The Hill: Davis-Oliver Act would make Trump’s immigration agenda law of the land – This lifesaving bill only has two Georgia cosponsors
Note: Click HERE to see Georgia cosponsors
Davis-Oliver Act would make Trump’s immigration agenda law of the land
BY BOB DANE, OPINION CONTRIBUTOR – 06/01/17
Immediately after taking office, President Trump acted quickly and decisively by using executive power to restart the process of controlling our borders and enforcing America’s existing immigration laws. Progress is being made but much more remains to be done.
Legislation must follow executive action in order to fix flaws in the system, enhance public safety and ensure lasting reforms are solidly in place. The onus is now on the GOP-led Congress to act, particularly given that for eight years, the GOP has railed against President Obama’s usurpation of their authority to regulate immigration.
Thus, the introduction of the Davis-Oliver Act is a refreshing signal that the GOP may be taking its responsibility seriously. The bill is a much-needed legislative vehicle for many of President Trump’s signature immigration enforcement initiatives and would provide law enforcement professionals the relief, guidance and authority they have long needed to keep America safe. The bill, sponsored by Immigration and Border Security Subcommittee Vice Chairman Raul Labrador (R-Idaho) and House Judiciary Committee Chairman Bob Goodlatte (R-Va.) is a vital first step — but not the only step — in modernizing our broken immigration system.
Named after two California law enforcement officers murdered by a criminal illegal alien, the Davis-Oliver Act, among other things, would ensure that state and local law enforcement officials would always have the authority to enforce federal immigration laws. It would also end the ability of future presidents to unilaterally shut down immigration enforcement (read: Obama) for political purposes.

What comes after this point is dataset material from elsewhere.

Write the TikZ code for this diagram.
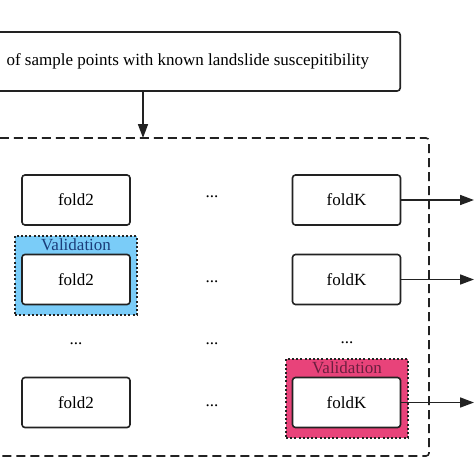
\documentclass[tikz,border=0pt]{standalone}
\usepackage{fontspec}
\setmainfont{Liberation Serif}
\usetikzlibrary{arrows.meta}

\definecolor{valblue}{HTML}{7ACCF8}
\definecolor{valred}{HTML}{E8437A}
\definecolor{valbluetext}{HTML}{1B3D7A}
\definecolor{valredtext}{HTML}{6B1F3F}
\definecolor{linegray}{HTML}{222222}

\tikzset{
  foldbox/.style={draw=linegray, line width=1.6pt, rounded corners=3pt, fill=white,
    minimum width=108pt, minimum height=50pt, inner sep=0pt},
  valbox/.style={draw=linegray, line width=2.2pt, dash pattern=on 2pt off 2.2pt,
    minimum width=122pt, minimum height=79pt, inner sep=0pt},
  valtext/.style={anchor=base, inner sep=0pt},
  dotsnode/.style={inner sep=0pt},
  flow/.style={-{Triangle[length=14pt,width=10pt]}, line width=1.6pt, draw=linegray},
}

\begin{document}
\begin{tikzpicture}[x=1pt, y=-1pt, font=\fontsize{17}{20}\selectfont]
        \useasboundingbox[fill=white] (0,0) rectangle (474,474);
        \clip (0,0) rectangle (474,474);

        % sample set
        \node[draw=linegray, line width=1.6pt, rounded corners=3pt, anchor=east,
              minimum height=59pt, inner xsep=31pt, inner ysep=0pt] (samples) at (401,61.5)
              {\hspace*{40pt}of sample points with known landslide suscepitibility};

        % cross-validation frame
        \draw[linegray, line width=1.6pt, dash pattern=on 9pt off 5pt, rounded corners=3pt]
              (-20,138) rectangle (429,456);
        \coordinate (entry) at (143,138);
        \draw[flow] (samples.south -| entry) -- (entry);

        % validation backgrounds
        \node[valbox, fill=valblue] (valA) at (76,275.5) {};
        \node[valtext, text=valbluetext] at ([yshift=-16pt]valA.north) {Validation};
        \node[valbox, fill=valred] (valB) at (347,398.5) {};
        \node[valtext, text=valredtext] at ([yshift=-16pt]valB.north) {Validation};

        % folds
        \node[foldbox] (a1) at (76,200) {fold2};
        \node[foldbox] (a2) at (76,279.5) {fold2};
        \node[foldbox] (a4) at (76,402.5) {fold2};
        \node[foldbox] (k1) at (346.5,200) {foldK};
        \node[foldbox] (k2) at (346.5,279.5) {foldK};
        \node[foldbox] (k4) at (346.5,402.5) {foldK};

        % dots
        \node[dotsnode] (d1) at (212,197) {...};
        \node[dotsnode] (d2) at (212,282) {...};
        \node[dotsnode] (d3) at (212,344) {...};
        \node[dotsnode] (d4) at (212,406) {...};
        \node[dotsnode] (e3) at (76,344) {...};
        \node[dotsnode] (f3) at (347,343) {...};

        % outputs
        \coordinate (out1) at (474,200);
        \coordinate (out2) at (474,280);
        \coordinate (out4) at (474,402);
        \draw[flow] (k1.east) -- (out1 |- k1.east);
        \draw[flow] (k2.east) -- (out2 |- k2.east);
        \draw[flow] (k4.east) -- (out4 |- k4.east);
        \end{tikzpicture}
\end{document}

The bill adds much-needed clarity to ICE’s detainer authority, the tool used by federal immigration enforcement officials to order criminal aliens be held by local jails for at least 48 hours so they can be picked up and removed from the country. Under current law, ICE detainers are regularly ignored by sanctuary communities — even for some of the most heinous criminal aliens — and result in convicted criminal aliens being released back onto our streets.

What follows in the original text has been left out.